I’ve been procrastinating about this for years. I wanted something very heavy but portable. Hard to achieve.

I do occasional demonstrations but most of my itinerant woodwork has been done at the boatyard. For several years I thought I’d build a massive French bench with wheels and floor locks. Then I realised that although I could get it out of the workshop, across the garden and through the kitchen it would never turn the corner in the hallway of our Victorian terrace (row house).
Then Will Myers published a terrific account of building his Moravian workbench. It’s been on my list for a while and I’ve finally got a gap between projects. It has everything I want: weight, portability, a tool tray and great workholding.
Will built his from white pine. I’m making my life more difficult (and expensive) by using oak. But it adds weight and weight is good.
I have an idea for a pair of wheels that fit on an axle that passes through a dog hole. This should make the four inch laminated top a bit more mobile.

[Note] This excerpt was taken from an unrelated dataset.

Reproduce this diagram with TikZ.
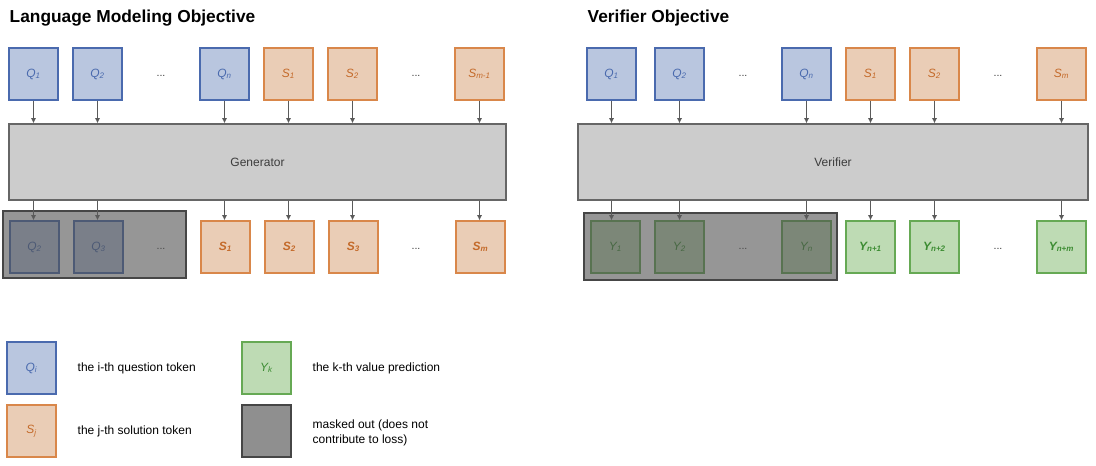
\documentclass[tikz,border=0pt]{standalone}
\usepackage{fontspec}
\setmainfont{Liberation Sans}
\usetikzlibrary{arrows.meta}
\begin{document}
\begin{tikzpicture}[x=0.75pt,y=-0.75pt,
  tok/.style={minimum width=36.75pt,minimum height=39pt,inner sep=0pt,line width=0.9pt,font=\fontsize{9}{10}\selectfont\itshape},
  qb/.style={tok,draw={rgb,255:red,74;green,106;blue,174},fill={rgb,255:red,185;green,198;blue,223},text={rgb,255:red,74;green,106;blue,174}},
  sb/.style={tok,draw={rgb,255:red,217;green,135;blue,74},fill={rgb,255:red,234;green,205;blue,182},text={rgb,255:red,196;green,106;blue,42}},
  yb/.style={tok,draw={rgb,255:red,102;green,169;blue,84},fill={rgb,255:red,190;green,219;blue,180},text={rgb,255:red,60;green,140;blue,50}},
  big/.style={draw={rgb,255:red,102;green,102;blue,102},fill={rgb,255:red,204;green,204;blue,204},line width=0.9pt,inner sep=0pt,font=\fontsize{9}{10}\selectfont,text={rgb,255:red,60;green,60;blue,60}},
  mask/.style={draw={rgb,255:red,70;green,70;blue,70},fill={rgb,255:red,80;green,80;blue,80},fill opacity=0.6,line width=1pt,inner sep=0pt},
  dots/.style={font=\fontsize{8}{9}\selectfont,text={rgb,255:red,60;green,60;blue,60}},
  arr/.style={draw={rgb,255:red,90;green,90;blue,90},line width=0.8pt,-{Latex[length=4pt,width=4pt]}},
  ttl/.style={font=\fontsize{13}{15}\selectfont\bfseries,anchor=west},
  lg/.style={font=\fontsize{9}{11}\selectfont,anchor=west,align=left}]
\useasboundingbox (0,0) rectangle (1096,466);
\node[ttl] (t1) at (5,18) {Language Modeling Objective};
\node[ttl] (t2) at (583,18) {Verifier Objective};
% left top
\node[qb] (a1) at (33.5,74) {Q\textsubscript{1}};
\node[qb] (a2) at (97.5,74) {Q\textsubscript{2}};
\node[dots] (ad1) at (161,76) {...};
\node[qb] (a3) at (224.5,74) {Q\textsubscript{n}};
\node[sb] (a4) at (288.5,74) {S\textsubscript{1}};
\node[sb] (a5) at (352.5,74) {S\textsubscript{2}};
\node[dots] (ad2) at (416,76) {...};
\node[sb] (a6) at (479.5,74) {S\textsubscript{m-1}};
\node[big,minimum width=372.75pt,minimum height=57pt] (gen) at (257.5,162) {Generator};
% left bottom
\node[qb] (b1) at (34.5,247) {Q\textsubscript{2}};
\node[qb] (b2) at (98.5,247) {Q\textsubscript{3}};
\node[dots] (bd1) at (161,249) {...};
\node[sb,font=\fontsize{9}{10}\selectfont\bfseries\itshape] (b3) at (225.5,247) {S\textsubscript{1}};
\node[sb,font=\fontsize{9}{10}\selectfont\bfseries\itshape] (b4) at (289.5,247) {S\textsubscript{2}};
\node[sb,font=\fontsize{9}{10}\selectfont\bfseries\itshape] (b5) at (353.5,247) {S\textsubscript{3}};
\node[dots] (bd2) at (416,249) {...};
\node[sb,font=\fontsize{9}{10}\selectfont\bfseries\itshape] (b6) at (480.5,247) {S\textsubscript{m}};
\node[mask,minimum width=137.25pt,minimum height=50.25pt] (m1) at (94.5,244.5) {};
% right top
\node[qb] (c1) at (611.5,74) {Q\textsubscript{1}};
\node[qb] (c2) at (679.5,74) {Q\textsubscript{2}};
\node[dots] (cd1) at (743,76) {...};
\node[qb] (c3) at (806.5,74) {Q\textsubscript{n}};
\node[sb] (c4) at (870.5,74) {S\textsubscript{1}};
\node[sb] (c5) at (934.5,74) {S\textsubscript{2}};
\node[dots] (cd2) at (998,76) {...};
\node[sb] (c6) at (1061.5,74) {S\textsubscript{m}};
\node[big,minimum width=382.5pt,minimum height=57pt] (ver) at (833,162) {Verifier};
% right bottom
\node[yb] (d1) at (615.5,247) {Y\textsubscript{1}};
\node[yb] (d2) at (679.5,247) {Y\textsubscript{2}};
\node[dots] (dd1) at (743,249) {...};
\node[yb] (d3) at (806.5,247) {Y\textsubscript{n}};
\node[yb,font=\fontsize{9}{10}\selectfont\bfseries\itshape] (d4) at (870.5,247) {Y\textsubscript{n+1}};
\node[yb,font=\fontsize{9}{10}\selectfont\bfseries\itshape] (d5) at (934.5,247) {Y\textsubscript{n+2}};
\node[dots] (dd2) at (998,249) {...};
\node[yb,font=\fontsize{9}{10}\selectfont\bfseries\itshape] (d6) at (1061.5,247) {Y\textsubscript{n+m}};
\node[mask,minimum width=189.75pt,minimum height=50.25pt] (m2) at (710.5,246.5) {};
% arrows
\foreach \n in {a1,a2,a3,a4,a5,a6} \draw[arr] (\n.south) -- (\n.south |- gen.north);
\foreach \n in {c1,c2,c3,c4,c5,c6} \draw[arr] (\n.south) -- (\n.south |- ver.north);
\foreach \n in {a1,a2} \draw[arr] (\n.south |- gen.south) -- (\n.south |- b1.north);
\foreach \n in {a3,a4,a5,a6} \draw[arr] (\n.south |- gen.south) -- (\n.south |- b3.north);
\foreach \n in {c1,c2,c3,c4,c5,c6} \draw[arr] (\n.south |- ver.south) -- (\n.south |- d1.north);
% legend
\node[qb] (l1) at (31.5,368) {Q\textsubscript{i}};
\node[sb] (l2) at (31.5,431) {S\textsubscript{j}};
\node[yb] (l3) at (266.5,368) {Y\textsubscript{k}};
\node[big,fill={rgb,255:red,143;green,143;blue,143},draw={rgb,255:red,70;green,70;blue,70},minimum width=36.75pt,minimum height=39pt] (l4) at (266.5,431) {};
\node[lg] (lt1) at (73,368) {the i-th question token};
\node[lg] (lt2) at (73,431) {the j-th solution token};
\node[lg] (lt3) at (308,368) {the k-th value prediction};
\node[lg] (lt4) at (308,433) {masked out (does not\\contribute to loss)};
\end{tikzpicture}
\end{document}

I’ve glued up one set of legs. Eventually it will have two sets: high and low, carving and joinery. Don’t hold your breath; it’s a big project. But waiting is something you can get used to.

 

 

12 thoughts on “The Workbench

  1. Small suggestion to consider? Asymmetrical legs, specifically, making the leg nearest the vice twice as stout as the other legs (because most of the pounding and other impacts happen there so it gets more stress). Did that with mine, have not regretted it since.

    Liked by 1 person

  2. He’s still got the blue one; it’s folded, on the left of the picture.
    The tops rotted away, so he replaced them with 1 inch marine ply tops.
    The handles broke, and were replaced with modern (plastic) handles.
    One of the leg spring clips has broken.
    It’s no longer blue because it’s regularly painted with black Waxoyl.

    The second (on the right) was yours: thanks, StJohn!

    The picnic table eventually rotted away: the screws are being reused.

    Liked by 1 person

  3. I love this. I built my Moravian in Will’s class at the Woodwright’s school the summer before last. I could not be happier. I have the southern yellow pine legs and long stretchers (they are plenty heavy believe me) as well as the SYP tool tray. The rest of the bench is a mixture of red oak (the 3.5 in thick slab top) white oak (vice chip, the sets of 3 short stretchers on the leg assemblies and the tusk tenon wedges), and maple (vise screw and nut).

    I also travel with mine. I teach hand tool woodworking and carving at the local Boy Scout camp. At 6 feet long, it is the perfect size to fit in the back of my 4 door jeep wrangler but I normally transport it on a small trailer. The slab (3.5 in thick by 13 in deep by 6 feet long) is just at the end of the weight where I can handle it alone, but it certainly helps to have a friend. I am eager to see your wheeled option. The rest is easy to transport and the long stretchers fit nicely into the tool tray for transport.

    I never have an issue with mine moving. Seems to be a nice weigh and sturdiness with these default materials. I don’t think you will have any issues going oak here.

    If you plan to use a crisscross for you vise (I have a traditional wooden screw with parallel guide) you will have a hard time of it with the angled legs and separate vise support that fits between the lower stretchers and the slab top in Will’s plans. I know of someone that went with an angled vise using the leg itself and an angled crisscross (I think the bench crafted one can work unto 15 degree tilt) and he uses that. Also, if you check Peter Follensbee’s blog for pictures, he has a same basic concept (long stretchers with tusk tenons and a slab top) from pictures of his work bench but his legs are not angled. So there are some options there as well.

    Looking forward to following along. As soon as I saw the first picture in your blog I recognized the Moravian leg assembly and assumed that was what you were doing even before reading the rest.